C'est ce qui fait que, sans m'embarrasser ni de la pureté du style ni de l'exactitude de mes copistes, je leur dicte sur-le-champ tout ce qui me vient à l'esprit. J'agis ainsi à votre égard, vous regardant plutôt comme un ami indulgent que comme un censeur rigoureux de mes lettres.

2 Vous me proposez deux questions dans celle que vous m'avez adressée; la première : Pourquoi Dieu a endurci le coeur de Pharaon; et dans quel sens l'Apôtre a dit : « Cela ne dépend ni de celui qui veut ni de celui qui court, mais de Dieu qui fait miséricorde; » et d'autres passages semblables qui paraissent détruire le libre arbitre? la seconde : Comment on peut appeler « saints » les enfants des fidèles ; c'est-à-dire de ceux qui ont été baptisés , puisque ces enfants ne peuvent être sauvés qu'en recevant et en conservant la grâce du baptême?

3 Origène répond d'une manière très solide à la première question dans son livre « des Principes », que j'ai traduit depuis peu, à la sollicitation de notre cher Pammaque.

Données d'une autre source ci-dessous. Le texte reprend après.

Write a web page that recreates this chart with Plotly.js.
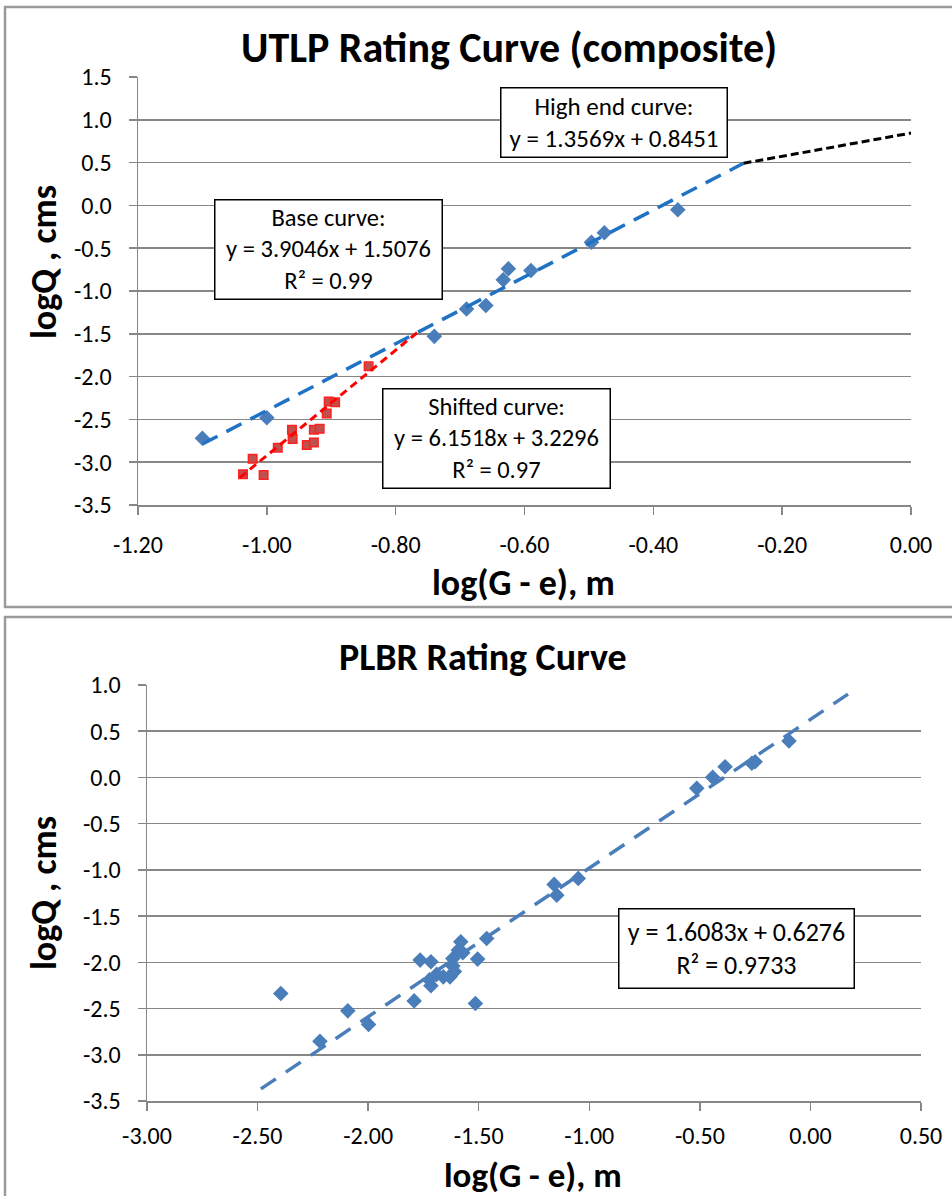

Cet ouvrage m'a tellement occupé, que j'ai été obligé de remettre à un autre temps l'explication de Daniel que je vous ai promise. Malgré mon estime et mon amitié pour Pammaque, j'aurais néanmoins différé la traduction qu'il souhaitait de moi; mais tous nos frères de Rome se sont joints à lui pour m'engager à l'entreprendre, et m'ont assuré que plusieurs personnes séduites par les erreurs d'Origène étaient en danger de se perdre. Je n'ai donc pu me dispenser de traduire ces livres, où il y a plus de mal que de bien. J'ai pris soin de n'y rien ajouter et de n'en rien retrancher, et de rendre ma traduction exacte, fidèle et entièrement conforme à l'original. Si vous la voulez lire, vous pouvez l'emprunter de Pammaque, quoiqu'il vous soit facile de lire le texte dans la langue grecque qui vous est familière, et de vous passer ainsi de ma traduction.

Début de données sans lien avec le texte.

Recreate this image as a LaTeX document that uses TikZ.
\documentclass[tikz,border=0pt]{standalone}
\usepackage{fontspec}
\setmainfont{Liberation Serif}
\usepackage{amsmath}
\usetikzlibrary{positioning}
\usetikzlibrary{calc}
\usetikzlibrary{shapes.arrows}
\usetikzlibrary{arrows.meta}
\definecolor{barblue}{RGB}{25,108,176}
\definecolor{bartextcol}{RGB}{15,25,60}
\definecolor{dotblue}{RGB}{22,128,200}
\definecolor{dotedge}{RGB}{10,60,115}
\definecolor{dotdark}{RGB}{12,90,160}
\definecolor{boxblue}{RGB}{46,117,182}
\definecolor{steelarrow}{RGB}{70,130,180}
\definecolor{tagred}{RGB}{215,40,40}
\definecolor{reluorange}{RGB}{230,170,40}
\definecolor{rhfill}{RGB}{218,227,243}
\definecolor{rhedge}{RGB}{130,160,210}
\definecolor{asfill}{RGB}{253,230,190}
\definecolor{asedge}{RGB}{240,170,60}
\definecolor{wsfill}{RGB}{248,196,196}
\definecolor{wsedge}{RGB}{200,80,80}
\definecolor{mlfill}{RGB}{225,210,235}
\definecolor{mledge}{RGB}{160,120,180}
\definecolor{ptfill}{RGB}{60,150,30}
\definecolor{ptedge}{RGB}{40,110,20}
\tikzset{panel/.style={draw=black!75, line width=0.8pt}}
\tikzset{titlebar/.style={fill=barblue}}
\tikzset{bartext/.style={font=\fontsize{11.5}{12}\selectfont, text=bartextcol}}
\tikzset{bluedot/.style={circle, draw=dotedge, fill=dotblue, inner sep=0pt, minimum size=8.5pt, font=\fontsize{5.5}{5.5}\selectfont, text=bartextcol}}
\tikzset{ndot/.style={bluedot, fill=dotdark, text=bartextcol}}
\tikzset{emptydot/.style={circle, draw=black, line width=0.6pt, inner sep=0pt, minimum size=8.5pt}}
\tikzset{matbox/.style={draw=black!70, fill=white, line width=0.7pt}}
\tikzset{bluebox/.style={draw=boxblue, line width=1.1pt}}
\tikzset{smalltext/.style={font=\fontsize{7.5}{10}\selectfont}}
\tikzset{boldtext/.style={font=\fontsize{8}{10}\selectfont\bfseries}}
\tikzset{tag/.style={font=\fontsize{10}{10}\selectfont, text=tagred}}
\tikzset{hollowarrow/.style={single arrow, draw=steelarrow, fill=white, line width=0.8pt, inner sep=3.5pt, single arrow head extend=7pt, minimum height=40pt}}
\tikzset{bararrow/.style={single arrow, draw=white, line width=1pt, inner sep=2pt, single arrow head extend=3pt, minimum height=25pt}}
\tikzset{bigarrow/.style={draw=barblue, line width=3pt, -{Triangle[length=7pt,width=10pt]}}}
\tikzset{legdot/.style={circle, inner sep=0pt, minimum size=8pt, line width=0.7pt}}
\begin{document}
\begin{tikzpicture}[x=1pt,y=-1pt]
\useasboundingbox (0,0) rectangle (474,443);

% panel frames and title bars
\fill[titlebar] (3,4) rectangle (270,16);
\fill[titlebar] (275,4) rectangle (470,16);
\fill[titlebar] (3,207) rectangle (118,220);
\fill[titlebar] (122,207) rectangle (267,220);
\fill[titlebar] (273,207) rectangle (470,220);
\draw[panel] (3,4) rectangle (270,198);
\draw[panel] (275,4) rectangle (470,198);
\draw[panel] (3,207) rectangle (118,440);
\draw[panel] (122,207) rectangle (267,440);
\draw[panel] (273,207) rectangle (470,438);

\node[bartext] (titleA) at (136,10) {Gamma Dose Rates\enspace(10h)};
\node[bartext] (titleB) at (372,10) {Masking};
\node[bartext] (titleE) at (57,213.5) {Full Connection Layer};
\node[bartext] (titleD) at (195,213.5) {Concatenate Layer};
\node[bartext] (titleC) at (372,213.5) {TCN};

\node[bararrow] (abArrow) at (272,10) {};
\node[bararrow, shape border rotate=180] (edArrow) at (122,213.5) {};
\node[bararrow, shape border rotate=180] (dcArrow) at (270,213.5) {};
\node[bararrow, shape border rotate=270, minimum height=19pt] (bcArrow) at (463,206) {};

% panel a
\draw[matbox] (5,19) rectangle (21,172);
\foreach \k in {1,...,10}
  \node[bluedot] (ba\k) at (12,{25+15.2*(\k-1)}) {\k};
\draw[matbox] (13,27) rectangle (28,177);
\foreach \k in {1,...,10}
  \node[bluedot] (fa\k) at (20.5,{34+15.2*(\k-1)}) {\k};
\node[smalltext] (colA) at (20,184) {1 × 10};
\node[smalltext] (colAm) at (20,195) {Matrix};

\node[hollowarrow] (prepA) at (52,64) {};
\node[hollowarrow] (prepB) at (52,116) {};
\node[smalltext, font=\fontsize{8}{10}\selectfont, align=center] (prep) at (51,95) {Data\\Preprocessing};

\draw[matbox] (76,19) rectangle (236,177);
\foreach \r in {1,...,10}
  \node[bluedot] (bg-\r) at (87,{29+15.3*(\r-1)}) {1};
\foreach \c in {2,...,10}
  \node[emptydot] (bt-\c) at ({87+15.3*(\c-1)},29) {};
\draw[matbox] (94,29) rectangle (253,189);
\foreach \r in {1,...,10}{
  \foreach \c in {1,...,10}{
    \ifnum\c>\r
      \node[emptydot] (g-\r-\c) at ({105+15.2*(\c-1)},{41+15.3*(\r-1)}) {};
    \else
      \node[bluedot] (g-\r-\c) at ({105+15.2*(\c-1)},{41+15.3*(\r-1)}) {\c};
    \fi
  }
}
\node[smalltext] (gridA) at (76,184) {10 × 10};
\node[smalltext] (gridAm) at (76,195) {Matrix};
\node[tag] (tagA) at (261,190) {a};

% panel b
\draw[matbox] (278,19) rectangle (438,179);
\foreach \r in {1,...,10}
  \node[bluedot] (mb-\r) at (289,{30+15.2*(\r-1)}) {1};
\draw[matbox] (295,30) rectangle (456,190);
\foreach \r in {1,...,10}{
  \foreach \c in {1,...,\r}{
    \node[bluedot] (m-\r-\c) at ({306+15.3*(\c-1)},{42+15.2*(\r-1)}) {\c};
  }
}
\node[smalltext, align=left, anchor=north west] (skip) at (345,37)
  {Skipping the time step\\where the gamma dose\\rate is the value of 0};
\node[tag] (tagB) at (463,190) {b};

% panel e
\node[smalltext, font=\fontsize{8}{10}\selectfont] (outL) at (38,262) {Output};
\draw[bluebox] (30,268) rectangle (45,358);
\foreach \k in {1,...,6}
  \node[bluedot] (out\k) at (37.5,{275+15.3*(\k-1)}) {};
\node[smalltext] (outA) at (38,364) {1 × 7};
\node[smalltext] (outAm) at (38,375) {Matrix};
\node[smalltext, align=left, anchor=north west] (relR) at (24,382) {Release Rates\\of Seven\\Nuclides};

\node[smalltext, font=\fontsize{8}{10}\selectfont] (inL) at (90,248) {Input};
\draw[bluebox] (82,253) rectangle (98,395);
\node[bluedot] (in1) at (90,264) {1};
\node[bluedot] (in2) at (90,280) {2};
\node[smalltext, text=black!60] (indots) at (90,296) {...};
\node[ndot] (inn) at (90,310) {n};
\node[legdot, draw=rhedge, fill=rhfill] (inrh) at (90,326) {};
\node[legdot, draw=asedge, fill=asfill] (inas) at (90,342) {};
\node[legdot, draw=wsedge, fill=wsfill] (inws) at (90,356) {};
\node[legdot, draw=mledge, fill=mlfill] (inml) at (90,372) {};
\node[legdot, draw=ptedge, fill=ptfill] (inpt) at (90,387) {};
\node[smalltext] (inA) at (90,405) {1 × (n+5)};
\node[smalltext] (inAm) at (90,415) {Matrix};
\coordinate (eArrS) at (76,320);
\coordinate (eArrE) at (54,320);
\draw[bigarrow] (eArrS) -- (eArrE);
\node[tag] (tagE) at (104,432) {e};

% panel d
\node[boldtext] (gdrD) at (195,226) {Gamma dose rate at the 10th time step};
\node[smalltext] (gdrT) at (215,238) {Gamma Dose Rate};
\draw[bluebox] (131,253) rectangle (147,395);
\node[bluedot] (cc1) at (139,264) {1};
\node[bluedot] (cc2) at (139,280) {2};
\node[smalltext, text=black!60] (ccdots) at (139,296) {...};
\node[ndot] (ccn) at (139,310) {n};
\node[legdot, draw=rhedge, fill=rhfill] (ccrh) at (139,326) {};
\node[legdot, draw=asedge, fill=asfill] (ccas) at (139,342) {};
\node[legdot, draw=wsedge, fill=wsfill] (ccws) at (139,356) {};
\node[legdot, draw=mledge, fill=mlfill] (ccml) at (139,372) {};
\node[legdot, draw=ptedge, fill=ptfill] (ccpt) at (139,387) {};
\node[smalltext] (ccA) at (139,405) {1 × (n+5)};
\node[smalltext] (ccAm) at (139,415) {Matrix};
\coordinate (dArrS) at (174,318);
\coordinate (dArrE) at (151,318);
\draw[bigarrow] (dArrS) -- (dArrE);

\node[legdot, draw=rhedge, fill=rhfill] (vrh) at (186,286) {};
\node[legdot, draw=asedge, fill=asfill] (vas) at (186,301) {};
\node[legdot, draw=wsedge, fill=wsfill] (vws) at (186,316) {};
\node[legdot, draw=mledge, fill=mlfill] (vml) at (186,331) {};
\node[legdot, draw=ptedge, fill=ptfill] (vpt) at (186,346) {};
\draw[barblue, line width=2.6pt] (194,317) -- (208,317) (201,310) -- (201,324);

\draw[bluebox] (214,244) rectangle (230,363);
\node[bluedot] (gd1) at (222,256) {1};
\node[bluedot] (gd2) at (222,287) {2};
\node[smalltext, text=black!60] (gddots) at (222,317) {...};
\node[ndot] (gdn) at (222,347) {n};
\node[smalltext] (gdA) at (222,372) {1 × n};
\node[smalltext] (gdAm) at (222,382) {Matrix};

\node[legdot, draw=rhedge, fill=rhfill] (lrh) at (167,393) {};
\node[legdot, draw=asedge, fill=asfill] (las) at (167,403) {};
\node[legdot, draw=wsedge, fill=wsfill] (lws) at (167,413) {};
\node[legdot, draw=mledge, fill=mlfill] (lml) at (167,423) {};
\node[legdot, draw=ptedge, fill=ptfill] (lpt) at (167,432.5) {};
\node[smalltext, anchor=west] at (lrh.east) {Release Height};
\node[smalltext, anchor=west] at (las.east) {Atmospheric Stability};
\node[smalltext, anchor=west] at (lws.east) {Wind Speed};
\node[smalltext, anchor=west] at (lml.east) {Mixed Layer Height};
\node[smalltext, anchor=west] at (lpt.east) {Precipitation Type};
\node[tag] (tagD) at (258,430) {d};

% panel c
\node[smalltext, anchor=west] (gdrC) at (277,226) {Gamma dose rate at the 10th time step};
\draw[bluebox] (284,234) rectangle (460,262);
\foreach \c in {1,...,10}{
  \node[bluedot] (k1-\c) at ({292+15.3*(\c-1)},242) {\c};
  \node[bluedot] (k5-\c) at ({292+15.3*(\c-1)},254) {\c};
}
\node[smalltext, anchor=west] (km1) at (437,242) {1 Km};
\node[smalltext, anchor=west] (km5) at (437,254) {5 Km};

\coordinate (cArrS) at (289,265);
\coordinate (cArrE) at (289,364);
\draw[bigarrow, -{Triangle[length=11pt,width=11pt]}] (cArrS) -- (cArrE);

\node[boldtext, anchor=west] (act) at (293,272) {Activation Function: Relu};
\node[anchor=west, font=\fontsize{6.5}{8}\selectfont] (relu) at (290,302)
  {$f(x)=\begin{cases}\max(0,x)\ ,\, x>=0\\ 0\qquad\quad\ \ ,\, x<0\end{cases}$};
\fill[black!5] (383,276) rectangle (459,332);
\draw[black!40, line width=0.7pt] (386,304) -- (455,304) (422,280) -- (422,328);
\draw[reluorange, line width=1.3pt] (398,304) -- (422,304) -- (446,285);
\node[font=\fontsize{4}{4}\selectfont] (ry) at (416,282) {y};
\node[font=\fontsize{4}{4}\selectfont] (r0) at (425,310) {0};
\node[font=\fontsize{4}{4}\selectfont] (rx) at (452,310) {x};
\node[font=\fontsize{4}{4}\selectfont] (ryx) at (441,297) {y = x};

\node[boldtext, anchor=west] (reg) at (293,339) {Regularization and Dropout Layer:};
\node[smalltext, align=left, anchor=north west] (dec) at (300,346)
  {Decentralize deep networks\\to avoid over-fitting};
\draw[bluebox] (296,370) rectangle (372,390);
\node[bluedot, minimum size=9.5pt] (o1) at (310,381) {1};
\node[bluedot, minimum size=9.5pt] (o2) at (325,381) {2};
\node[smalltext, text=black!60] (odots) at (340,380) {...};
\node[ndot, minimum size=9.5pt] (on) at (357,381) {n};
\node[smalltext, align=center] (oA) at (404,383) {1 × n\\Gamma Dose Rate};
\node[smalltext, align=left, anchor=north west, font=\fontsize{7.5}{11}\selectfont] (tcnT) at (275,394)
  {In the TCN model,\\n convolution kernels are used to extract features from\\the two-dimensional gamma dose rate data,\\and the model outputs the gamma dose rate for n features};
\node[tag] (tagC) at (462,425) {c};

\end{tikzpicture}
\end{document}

4 Comme je parle ici à un homme savant et également versé dans la science des saintes Ecritures et des lettres humaines, je vous prie de ne me pas croire assez injuste et assez passionné pour condamner tous les ouvrages d'Origène : ce dont Calpurnius Lanarius et ses disciples m'accusent, me reprochant d'avoir changé tout d'un coup d'opinion à l'exemple de Denis le philosophe. J'approuve dans 601 Origène ce qu'il y a de bon, et je ne condamne que sa mauvaise doctrine; car je suis persuadé que ceux qui appellent mauvais ce qui est bon, et amer ce qui est doux, encourent la même malédiction que ceux qui appellent bon ce qui est mauvais et doux ce qui est amer. Est-il, en effet, un entêtement plus étrange que celui des personnes qui, en voulant louer la doctrine et l'érudition d'un auteur, approuvent et imitent jusqu'à ses blasphèmes?

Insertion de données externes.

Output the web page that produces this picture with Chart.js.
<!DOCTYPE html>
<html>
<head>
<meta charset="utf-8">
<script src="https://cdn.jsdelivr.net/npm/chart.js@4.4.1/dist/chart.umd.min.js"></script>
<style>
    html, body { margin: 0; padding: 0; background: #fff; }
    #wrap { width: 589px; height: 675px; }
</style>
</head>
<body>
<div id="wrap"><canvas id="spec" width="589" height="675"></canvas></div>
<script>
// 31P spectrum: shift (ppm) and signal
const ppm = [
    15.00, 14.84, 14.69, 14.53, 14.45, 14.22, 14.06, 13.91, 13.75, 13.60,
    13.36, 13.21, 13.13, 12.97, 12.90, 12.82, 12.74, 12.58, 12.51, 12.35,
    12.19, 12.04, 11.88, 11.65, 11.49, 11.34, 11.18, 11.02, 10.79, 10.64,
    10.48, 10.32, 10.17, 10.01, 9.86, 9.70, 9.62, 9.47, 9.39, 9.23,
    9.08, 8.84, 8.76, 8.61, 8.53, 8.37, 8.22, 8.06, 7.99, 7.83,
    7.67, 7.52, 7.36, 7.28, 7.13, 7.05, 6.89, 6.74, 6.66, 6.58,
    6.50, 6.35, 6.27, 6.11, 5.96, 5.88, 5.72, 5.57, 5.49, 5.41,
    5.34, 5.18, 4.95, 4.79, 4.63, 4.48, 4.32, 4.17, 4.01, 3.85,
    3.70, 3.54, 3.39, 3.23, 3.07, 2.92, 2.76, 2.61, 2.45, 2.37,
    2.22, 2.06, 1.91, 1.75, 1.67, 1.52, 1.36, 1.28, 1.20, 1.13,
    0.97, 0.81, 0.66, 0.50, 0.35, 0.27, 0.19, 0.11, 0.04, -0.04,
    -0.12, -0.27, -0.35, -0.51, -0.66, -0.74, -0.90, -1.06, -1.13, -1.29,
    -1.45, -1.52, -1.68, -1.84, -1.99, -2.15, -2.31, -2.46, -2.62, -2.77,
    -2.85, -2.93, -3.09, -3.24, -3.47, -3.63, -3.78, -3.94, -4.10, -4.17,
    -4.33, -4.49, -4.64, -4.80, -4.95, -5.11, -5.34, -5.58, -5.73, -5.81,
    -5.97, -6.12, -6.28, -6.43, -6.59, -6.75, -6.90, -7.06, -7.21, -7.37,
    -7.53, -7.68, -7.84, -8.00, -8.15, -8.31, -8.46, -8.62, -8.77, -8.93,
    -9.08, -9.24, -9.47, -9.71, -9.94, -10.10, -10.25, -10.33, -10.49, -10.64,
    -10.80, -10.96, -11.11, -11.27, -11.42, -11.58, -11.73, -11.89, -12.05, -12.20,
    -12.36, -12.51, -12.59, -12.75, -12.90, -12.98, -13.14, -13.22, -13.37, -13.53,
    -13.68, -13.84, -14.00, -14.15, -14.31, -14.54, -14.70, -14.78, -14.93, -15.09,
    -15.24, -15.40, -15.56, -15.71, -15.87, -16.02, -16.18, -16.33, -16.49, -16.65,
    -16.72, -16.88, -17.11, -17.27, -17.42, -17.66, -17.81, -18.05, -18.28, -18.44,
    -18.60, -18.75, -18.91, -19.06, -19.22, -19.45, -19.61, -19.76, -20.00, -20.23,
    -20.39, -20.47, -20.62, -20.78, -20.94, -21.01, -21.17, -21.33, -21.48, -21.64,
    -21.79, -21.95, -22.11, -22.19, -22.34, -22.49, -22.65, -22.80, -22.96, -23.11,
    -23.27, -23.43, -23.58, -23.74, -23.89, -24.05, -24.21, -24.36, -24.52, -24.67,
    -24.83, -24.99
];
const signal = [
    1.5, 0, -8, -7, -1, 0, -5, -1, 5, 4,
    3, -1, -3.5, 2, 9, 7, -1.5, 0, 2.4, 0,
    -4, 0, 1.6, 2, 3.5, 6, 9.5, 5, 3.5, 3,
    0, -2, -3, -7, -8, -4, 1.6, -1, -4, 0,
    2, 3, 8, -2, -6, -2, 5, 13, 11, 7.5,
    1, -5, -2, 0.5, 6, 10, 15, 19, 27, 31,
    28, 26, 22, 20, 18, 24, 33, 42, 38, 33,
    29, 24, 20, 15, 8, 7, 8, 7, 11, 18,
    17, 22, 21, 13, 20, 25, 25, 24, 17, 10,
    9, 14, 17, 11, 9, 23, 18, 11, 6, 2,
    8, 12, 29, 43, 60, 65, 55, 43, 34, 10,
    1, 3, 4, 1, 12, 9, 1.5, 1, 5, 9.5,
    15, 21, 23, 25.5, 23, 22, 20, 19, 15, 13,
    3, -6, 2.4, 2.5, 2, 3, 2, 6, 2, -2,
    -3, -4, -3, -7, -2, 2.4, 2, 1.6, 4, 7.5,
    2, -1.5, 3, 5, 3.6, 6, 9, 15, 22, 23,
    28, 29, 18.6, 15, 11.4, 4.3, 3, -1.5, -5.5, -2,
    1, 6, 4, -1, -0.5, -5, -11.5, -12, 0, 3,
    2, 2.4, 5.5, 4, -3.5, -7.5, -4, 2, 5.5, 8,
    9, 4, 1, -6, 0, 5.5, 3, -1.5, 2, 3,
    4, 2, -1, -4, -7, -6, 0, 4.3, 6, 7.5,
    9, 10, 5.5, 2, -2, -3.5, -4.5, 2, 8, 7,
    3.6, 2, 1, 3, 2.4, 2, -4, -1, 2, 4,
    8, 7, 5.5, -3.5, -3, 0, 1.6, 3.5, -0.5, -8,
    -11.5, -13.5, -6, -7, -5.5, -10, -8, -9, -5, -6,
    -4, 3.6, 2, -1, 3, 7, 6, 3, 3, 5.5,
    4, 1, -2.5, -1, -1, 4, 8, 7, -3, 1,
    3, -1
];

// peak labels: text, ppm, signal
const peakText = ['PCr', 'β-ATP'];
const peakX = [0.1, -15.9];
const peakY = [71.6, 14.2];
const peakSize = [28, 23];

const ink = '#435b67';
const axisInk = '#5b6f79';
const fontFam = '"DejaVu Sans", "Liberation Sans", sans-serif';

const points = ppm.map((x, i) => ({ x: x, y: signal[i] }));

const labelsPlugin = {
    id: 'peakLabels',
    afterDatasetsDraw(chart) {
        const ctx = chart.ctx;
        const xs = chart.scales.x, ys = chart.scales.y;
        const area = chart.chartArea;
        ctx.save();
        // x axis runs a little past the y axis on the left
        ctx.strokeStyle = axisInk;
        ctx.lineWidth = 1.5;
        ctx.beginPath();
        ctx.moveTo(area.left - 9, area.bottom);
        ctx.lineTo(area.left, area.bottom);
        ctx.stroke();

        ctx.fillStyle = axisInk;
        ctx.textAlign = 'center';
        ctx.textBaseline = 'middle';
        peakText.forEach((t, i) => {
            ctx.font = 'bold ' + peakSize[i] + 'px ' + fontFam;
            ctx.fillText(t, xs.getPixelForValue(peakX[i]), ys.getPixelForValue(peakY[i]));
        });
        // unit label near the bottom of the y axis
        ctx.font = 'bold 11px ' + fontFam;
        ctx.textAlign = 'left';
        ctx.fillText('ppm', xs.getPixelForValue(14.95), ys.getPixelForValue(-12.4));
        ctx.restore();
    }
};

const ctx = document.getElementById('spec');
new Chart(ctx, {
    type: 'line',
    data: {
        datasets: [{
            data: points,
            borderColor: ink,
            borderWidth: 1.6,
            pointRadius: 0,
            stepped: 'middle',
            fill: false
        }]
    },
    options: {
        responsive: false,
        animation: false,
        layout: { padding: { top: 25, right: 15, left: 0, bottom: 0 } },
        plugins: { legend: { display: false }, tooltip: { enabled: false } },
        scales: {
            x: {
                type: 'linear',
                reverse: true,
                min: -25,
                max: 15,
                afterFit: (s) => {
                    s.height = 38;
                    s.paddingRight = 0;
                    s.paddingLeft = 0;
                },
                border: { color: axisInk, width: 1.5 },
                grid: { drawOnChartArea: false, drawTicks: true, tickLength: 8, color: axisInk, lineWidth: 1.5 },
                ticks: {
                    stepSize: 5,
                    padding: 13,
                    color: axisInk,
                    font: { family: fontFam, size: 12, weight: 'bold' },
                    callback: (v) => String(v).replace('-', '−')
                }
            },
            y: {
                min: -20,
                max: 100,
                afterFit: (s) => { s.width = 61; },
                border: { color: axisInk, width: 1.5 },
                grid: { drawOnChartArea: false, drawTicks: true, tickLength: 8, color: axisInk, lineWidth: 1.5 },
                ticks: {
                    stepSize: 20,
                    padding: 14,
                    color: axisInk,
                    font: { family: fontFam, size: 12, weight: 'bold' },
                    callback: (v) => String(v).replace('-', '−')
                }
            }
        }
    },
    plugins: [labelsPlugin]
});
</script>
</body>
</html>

5 Quant à la seconde question que vous m'avez proposée, Tertullien la traite dans son livre de la Monogamie, et dit qu'on donne le nom de saints aux enfants des fidèles, parce qu'étant candidats de la foi, ils ne sont jamais souillés par l'idolâtrie. Il faut remarquer à ce sujet que, quoique le nom de « saint » ne puisse convenir qu'aux créatures raisonnables qui servent et adorent Dieu, on ne laisse pas néanmoins de donner ce nom aux vases du tabernacle et à tout ce qui sert à l'autel. C'est une façon de parler ordinaire aux écrivains sacrés d'appeler « saints », ceux qui sont purs ou qui se sont lavés et purifiés de leurs souillures par différentes expiations. C'est dans ce sens que l'Écriture sainte donne au temple le nom de sanctuaire, et qu'en parlant de Bethsabée elle dit qu'elle se sanctifia, c'est-à-dire qu'elle se purifia de son impureté.

6 Au reste, je vous prie de ne pas m'accuser de vanité ou de mensonge. Dieu est témoin qu'il n'y a que la crainte d'avoir un homme de votre caractère pour juge de mes ouvrages, qui m'ait fait hésiter à vous écrire. Or, vous savez que, quand une fois l'esprit est préoccupé, il est bien difficile qu'il puisse réussir dans ce qu'il entreprend.

J'ai volontiers reçu le bonnet que vous m'avez envoyé. Quelque petit qu'il soit, la charité le rend très grand. C'est une chose fort utile pour un vieillard, qui a besoin de se tenir la tête chaude. Ce présent m'est doublement agréable, et par lui-même et par la personne qui le fait.